Paulo Rodrigues contrapõe esta moldura penal à pena de quatro anos dos polícias do Bairro Alto para alegar que existe "alguma incoerência" entre os dois casos.
Já António Pedro Dores, da Associação Contra a Exclusão e Pelo Desenvolvimento, pensa que o problema é de todo outro, bem diferente.
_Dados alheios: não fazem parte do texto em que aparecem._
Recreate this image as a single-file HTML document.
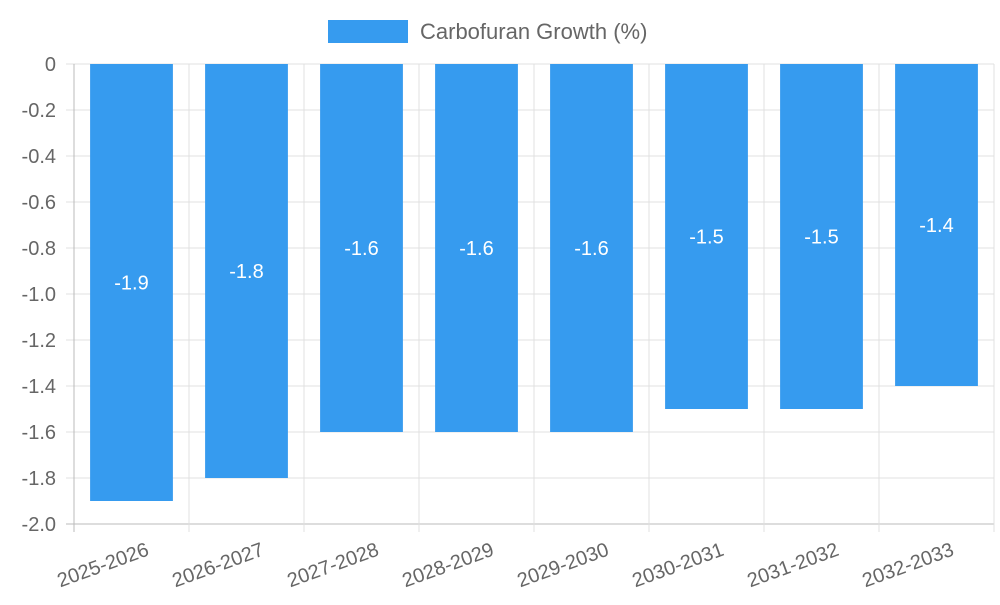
<!DOCTYPE html>
<html><head><meta charset="utf-8"><style>
body{margin:0;background:#fff;}
svg{font-family:"Liberation Sans",sans-serif;}
</style></head><body>
<svg id="chart" width="1000" height="600"></svg>
<script>
const categories=["2025-2026","2026-2027","2027-2028","2028-2029","2029-2030","2030-2031","2031-2032","2032-2033"];
const growthValues=[-1.9,-1.8,-1.6,-1.6,-1.6,-1.5,-1.5,-1.4];
const yTicks=[0,-0.2,-0.4,-0.6,-0.8,-1.0,-1.2,-1.4,-1.6,-1.8,-2.0];
const svg=document.getElementById('chart');
const NS='http://www.w3.org/2000/svg';
const L=74,R=994,T=64,B=524,yMin=-2,yMax=0;
const bw=(R-L)/categories.length;
function y(v){return T+(yMax-v)/(yMax-yMin)*(B-T);}
function x(i){return L+i*bw;}
function mk(tag,attrs,parent){const e=document.createElementNS(NS,tag);for(const k in attrs)e.setAttribute(k,attrs[k]);(parent||svg).appendChild(e);return e;}
// grid
yTicks.forEach(t=>{
  const g=mk('line',{x1:66,x2:R,y1:y(t),y2:y(t),stroke:t===yMin?'#bbb':'#e0e0e0','stroke-width':1});
  
  
  const tx=mk('text',{x:56,y:y(t)+7,'text-anchor':'end','font-size':20,fill:'#666'});
  tx.textContent=(t===0?'0':t.toFixed(1));
  
  
});
for(let i=0;i<=categories.length;i++){
  const g=mk('line',{x1:x(i),x2:x(i),y1:T,y2:B+8,stroke:i===0?'#bbb':'#e0e0e0','stroke-width':1});
  
  
}
categories.forEach((c,i)=>{
  const v=growthValues[i];
  const w=bw*0.72, bx=x(i)+(bw-w)/2;
  const r=mk('rect',{x:bx,y:y(0),width:w,height:y(v)-y(0),fill:'#369bef'});
  
  
  const lb=mk('text',{x:bx+w/2,y:(y(0)+y(v))/2+7,'text-anchor':'middle','font-size':20,fill:'#fff'});
  lb.textContent=v.toFixed(1);
  
  
  const cx=x(i)+bw/2+14, cy=B+18;
  const xl=mk('text',{x:cx,y:cy,'text-anchor':'end','font-size':20,fill:'#666',transform:`rotate(-20 ${cx} ${cy})`,'dominant-baseline':'hanging'});
  xl.textContent=c;
  
  
});
const lg=mk('g',{});


mk('rect',{x:328,y:20,width:80,height:23,fill:'#369bef'},lg);
const lt=mk('text',{x:420,y:39,'font-size':22,fill:'#666'},lg);
lt.textContent='Carbofuran Growth (%)';
</script>
</body></html>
Sublinhando a forma como o tribunal desvalorizou o testemunho dos diferentes agentes que prestaram depoimento, que nunca admitiram ter havido recurso à força, explica que as consequências do que os juízes escreveram no acórdão extravasam este caso particular. "Disseram que os polícias se encobrem mutuamente e que toda a gente sabe disso.
O silêncio da direcção da PSP e do Ministério da Administração Interna sobre esta declaração do tribunal é ensurdecedor".
A sentença de primeira instância fala da forma como os dois homens actuaram, "imbuídos do perigoso sentimento de impunidade que advém de os acontecimentos ocorrerem sob a habitual cortina de fumo de uma esquadra".
Portugal não tem ficado bem no retrato que as Nações Unidas fazem no que a este tipo de episódios diz respeito, assinala a responsável pela secção portuguesa da Amnistia Internacional, Teresa Pina: "Os relatórios mais recentes continuam a registar um número significativo de casos de abuso das forças policiais".
Ressalvando o facto de desconhecer se o caso transitou, efectivamente, em julgado, a mesma responsável remata: "Quanto mais escrutinado e punido for este tipo de actuação mais raro tenderá a ser".